# Set problem:
Transcribe the material word for word, but without the images.

[begin Data section]

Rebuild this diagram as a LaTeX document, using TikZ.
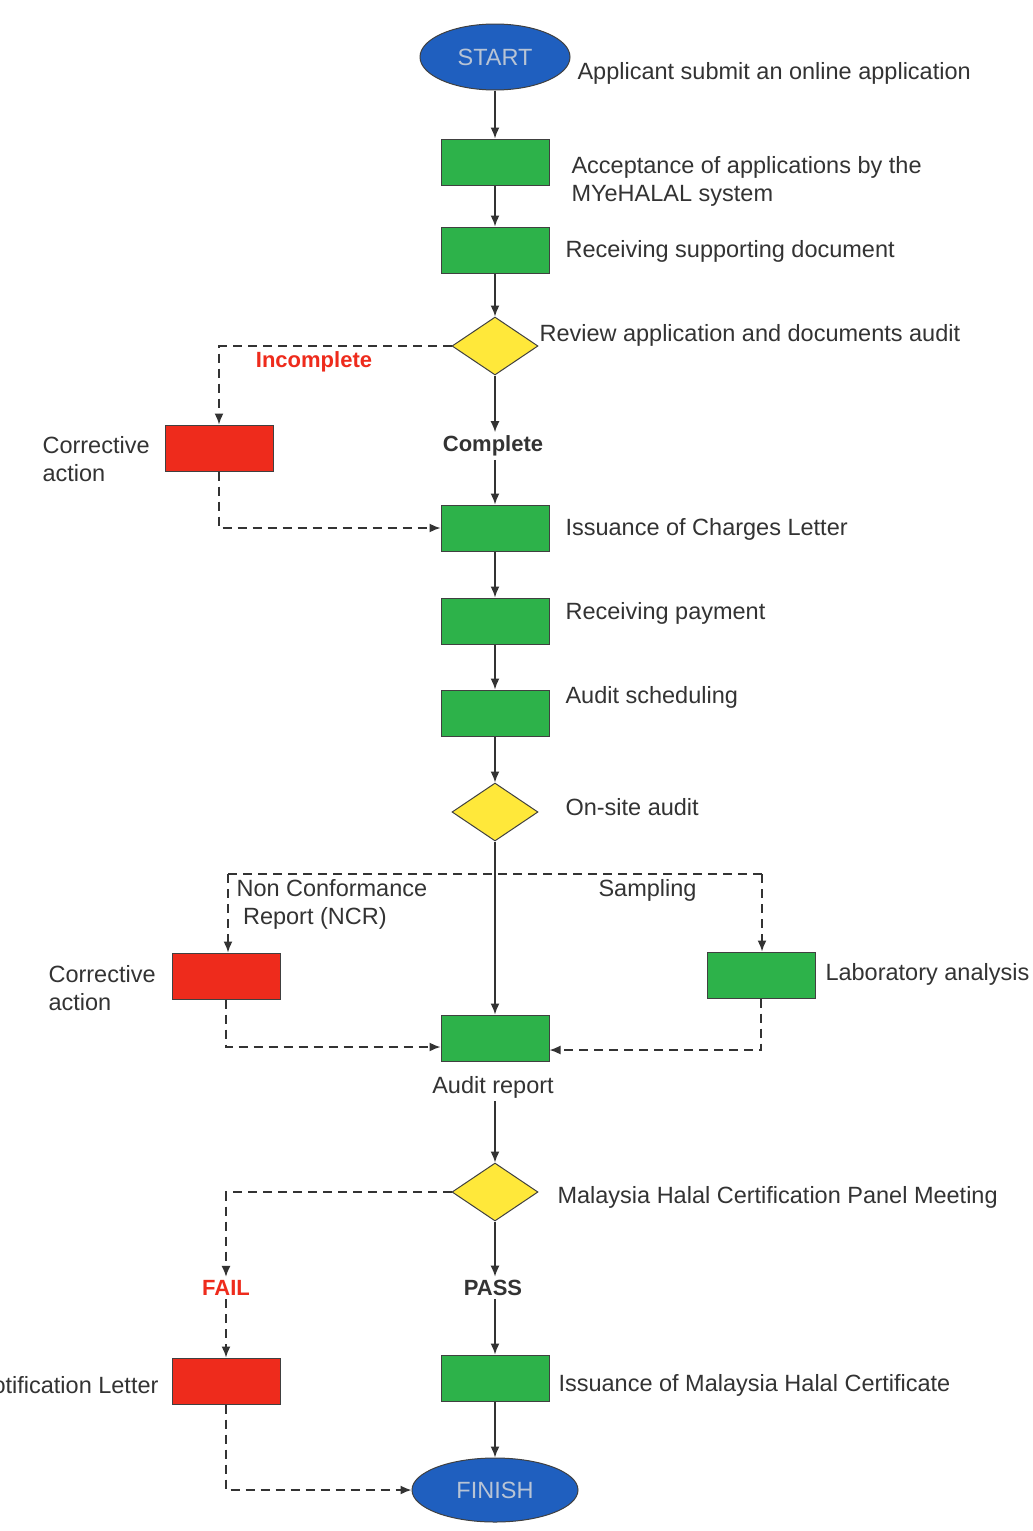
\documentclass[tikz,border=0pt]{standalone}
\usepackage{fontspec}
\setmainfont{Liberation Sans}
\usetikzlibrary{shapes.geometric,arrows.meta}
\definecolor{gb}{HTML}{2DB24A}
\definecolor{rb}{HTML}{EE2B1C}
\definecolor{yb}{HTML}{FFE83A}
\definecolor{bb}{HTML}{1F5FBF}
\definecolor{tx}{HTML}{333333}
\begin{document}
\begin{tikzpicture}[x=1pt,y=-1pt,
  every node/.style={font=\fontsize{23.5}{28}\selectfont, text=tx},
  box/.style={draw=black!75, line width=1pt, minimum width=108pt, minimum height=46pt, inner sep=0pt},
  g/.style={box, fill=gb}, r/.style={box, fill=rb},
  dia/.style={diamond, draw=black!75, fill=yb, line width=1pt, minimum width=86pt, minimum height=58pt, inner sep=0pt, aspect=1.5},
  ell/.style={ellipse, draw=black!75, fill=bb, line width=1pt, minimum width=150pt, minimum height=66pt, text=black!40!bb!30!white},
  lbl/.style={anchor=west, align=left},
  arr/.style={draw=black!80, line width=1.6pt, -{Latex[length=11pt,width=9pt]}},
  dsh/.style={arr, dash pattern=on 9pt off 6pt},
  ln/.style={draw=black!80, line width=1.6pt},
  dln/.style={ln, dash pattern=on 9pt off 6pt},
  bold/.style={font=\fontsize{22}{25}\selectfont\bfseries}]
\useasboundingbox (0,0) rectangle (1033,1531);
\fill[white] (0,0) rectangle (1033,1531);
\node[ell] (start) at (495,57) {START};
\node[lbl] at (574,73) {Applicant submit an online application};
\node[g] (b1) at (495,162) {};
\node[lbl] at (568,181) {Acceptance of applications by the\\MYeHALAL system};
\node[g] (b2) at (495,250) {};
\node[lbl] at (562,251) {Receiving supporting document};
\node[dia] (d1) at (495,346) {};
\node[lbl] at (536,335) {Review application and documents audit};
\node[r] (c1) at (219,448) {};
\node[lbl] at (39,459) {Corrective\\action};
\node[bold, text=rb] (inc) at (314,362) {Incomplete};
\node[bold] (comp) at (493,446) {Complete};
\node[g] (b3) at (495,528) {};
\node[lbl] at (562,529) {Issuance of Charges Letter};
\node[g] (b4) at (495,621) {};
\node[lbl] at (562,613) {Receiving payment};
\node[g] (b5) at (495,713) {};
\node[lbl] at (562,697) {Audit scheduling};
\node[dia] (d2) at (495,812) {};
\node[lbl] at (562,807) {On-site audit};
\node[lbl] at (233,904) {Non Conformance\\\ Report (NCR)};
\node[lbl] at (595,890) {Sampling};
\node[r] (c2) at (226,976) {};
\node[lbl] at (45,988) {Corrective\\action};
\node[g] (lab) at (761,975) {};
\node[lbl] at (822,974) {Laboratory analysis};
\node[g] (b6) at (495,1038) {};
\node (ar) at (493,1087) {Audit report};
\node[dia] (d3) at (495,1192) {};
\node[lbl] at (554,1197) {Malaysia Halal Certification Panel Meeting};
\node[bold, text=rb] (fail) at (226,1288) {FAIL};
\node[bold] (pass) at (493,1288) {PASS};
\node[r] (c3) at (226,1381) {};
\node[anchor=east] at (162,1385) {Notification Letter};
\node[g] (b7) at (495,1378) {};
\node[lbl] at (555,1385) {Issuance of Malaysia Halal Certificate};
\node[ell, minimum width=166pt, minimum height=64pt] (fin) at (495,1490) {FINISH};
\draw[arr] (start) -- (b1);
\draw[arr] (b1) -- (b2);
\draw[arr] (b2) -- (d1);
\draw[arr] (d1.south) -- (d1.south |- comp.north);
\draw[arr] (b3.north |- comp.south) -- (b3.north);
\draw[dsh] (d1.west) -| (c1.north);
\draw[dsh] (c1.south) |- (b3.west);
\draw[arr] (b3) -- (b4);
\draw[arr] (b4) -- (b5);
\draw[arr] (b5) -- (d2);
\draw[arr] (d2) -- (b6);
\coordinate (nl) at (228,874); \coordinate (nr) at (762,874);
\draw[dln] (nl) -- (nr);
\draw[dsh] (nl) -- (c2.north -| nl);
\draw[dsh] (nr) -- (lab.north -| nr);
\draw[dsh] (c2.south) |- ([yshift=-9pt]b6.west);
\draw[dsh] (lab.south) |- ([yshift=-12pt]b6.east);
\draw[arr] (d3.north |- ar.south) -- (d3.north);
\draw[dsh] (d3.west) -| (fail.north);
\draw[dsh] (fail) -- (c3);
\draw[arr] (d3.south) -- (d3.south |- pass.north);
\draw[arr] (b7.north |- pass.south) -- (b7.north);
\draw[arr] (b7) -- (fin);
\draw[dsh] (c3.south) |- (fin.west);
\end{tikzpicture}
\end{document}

[end Data section]

# Answer to the exercise:
Rebuild this diagram as a LaTeX document, using TikZ.
\documentclass[tikz,border=0pt]{standalone}
\usepackage{fontspec}
\setmainfont{Liberation Sans}
\usetikzlibrary{shapes.geometric,arrows.meta}
\definecolor{gb}{HTML}{2DB24A}
\definecolor{rb}{HTML}{EE2B1C}
\definecolor{yb}{HTML}{FFE83A}
\definecolor{bb}{HTML}{1F5FBF}
\definecolor{tx}{HTML}{333333}
\begin{document}
\begin{tikzpicture}[x=1pt,y=-1pt,
  every node/.style={font=\fontsize{23.5}{28}\selectfont, text=tx},
  box/.style={draw=black!75, line width=1pt, minimum width=108pt, minimum height=46pt, inner sep=0pt},
  g/.style={box, fill=gb}, r/.style={box, fill=rb},
  dia/.style={diamond, draw=black!75, fill=yb, line width=1pt, minimum width=86pt, minimum height=58pt, inner sep=0pt, aspect=1.5},
  ell/.style={ellipse, draw=black!75, fill=bb, line width=1pt, minimum width=150pt, minimum height=66pt, text=black!40!bb!30!white},
  lbl/.style={anchor=west, align=left},
  arr/.style={draw=black!80, line width=1.6pt, -{Latex[length=11pt,width=9pt]}},
  dsh/.style={arr, dash pattern=on 9pt off 6pt},
  ln/.style={draw=black!80, line width=1.6pt},
  dln/.style={ln, dash pattern=on 9pt off 6pt},
  bold/.style={font=\fontsize{22}{25}\selectfont\bfseries}]
\useasboundingbox (0,0) rectangle (1033,1531);
\fill[white] (0,0) rectangle (1033,1531);
\node[ell] (start) at (495,57) {START};
\node[lbl] at (574,73) {Applicant submit an online application};
\node[g] (b1) at (495,162) {};
\node[lbl] at (568,181) {Acceptance of applications by the\\MYeHALAL system};
\node[g] (b2) at (495,250) {};
\node[lbl] at (562,251) {Receiving supporting document};
\node[dia] (d1) at (495,346) {};
\node[lbl] at (536,335) {Review application and documents audit};
\node[r] (c1) at (219,448) {};
\node[lbl] at (39,459) {Corrective\\action};
\node[bold, text=rb] (inc) at (314,362) {Incomplete};
\node[bold] (comp) at (493,446) {Complete};
\node[g] (b3) at (495,528) {};
\node[lbl] at (562,529) {Issuance of Charges Letter};
\node[g] (b4) at (495,621) {};
\node[lbl] at (562,613) {Receiving payment};
\node[g] (b5) at (495,713) {};
\node[lbl] at (562,697) {Audit scheduling};
\node[dia] (d2) at (495,812) {};
\node[lbl] at (562,807) {On-site audit};
\node[lbl] at (233,904) {Non Conformance\\\ Report (NCR)};
\node[lbl] at (595,890) {Sampling};
\node[r] (c2) at (226,976) {};
\node[lbl] at (45,988) {Corrective\\action};
\node[g] (lab) at (761,975) {};
\node[lbl] at (822,974) {Laboratory analysis};
\node[g] (b6) at (495,1038) {};
\node (ar) at (493,1087) {Audit report};
\node[dia] (d3) at (495,1192) {};
\node[lbl] at (554,1197) {Malaysia Halal Certification Panel Meeting};
\node[bold, text=rb] (fail) at (226,1288) {FAIL};
\node[bold] (pass) at (493,1288) {PASS};
\node[r] (c3) at (226,1381) {};
\node[anchor=east] at (162,1385) {Notification Letter};
\node[g] (b7) at (495,1378) {};
\node[lbl] at (555,1385) {Issuance of Malaysia Halal Certificate};
\node[ell, minimum width=166pt, minimum height=64pt] (fin) at (495,1490) {FINISH};
\draw[arr] (start) -- (b1);
\draw[arr] (b1) -- (b2);
\draw[arr] (b2) -- (d1);
\draw[arr] (d1.south) -- (d1.south |- comp.north);
\draw[arr] (b3.north |- comp.south) -- (b3.north);
\draw[dsh] (d1.west) -| (c1.north);
\draw[dsh] (c1.south) |- (b3.west);
\draw[arr] (b3) -- (b4);
\draw[arr] (b4) -- (b5);
\draw[arr] (b5) -- (d2);
\draw[arr] (d2) -- (b6);
\coordinate (nl) at (228,874); \coordinate (nr) at (762,874);
\draw[dln] (nl) -- (nr);
\draw[dsh] (nl) -- (c2.north -| nl);
\draw[dsh] (nr) -- (lab.north -| nr);
\draw[dsh] (c2.south) |- ([yshift=-9pt]b6.west);
\draw[dsh] (lab.south) |- ([yshift=-12pt]b6.east);
\draw[arr] (d3.north |- ar.south) -- (d3.north);
\draw[dsh] (d3.west) -| (fail.north);
\draw[dsh] (fail) -- (c3);
\draw[arr] (d3.south) -- (d3.south |- pass.north);
\draw[arr] (b7.north |- pass.south) -- (b7.north);
\draw[arr] (b7) -- (fin);
\draw[dsh] (c3.south) |- (fin.west);
\end{tikzpicture}
\end{document}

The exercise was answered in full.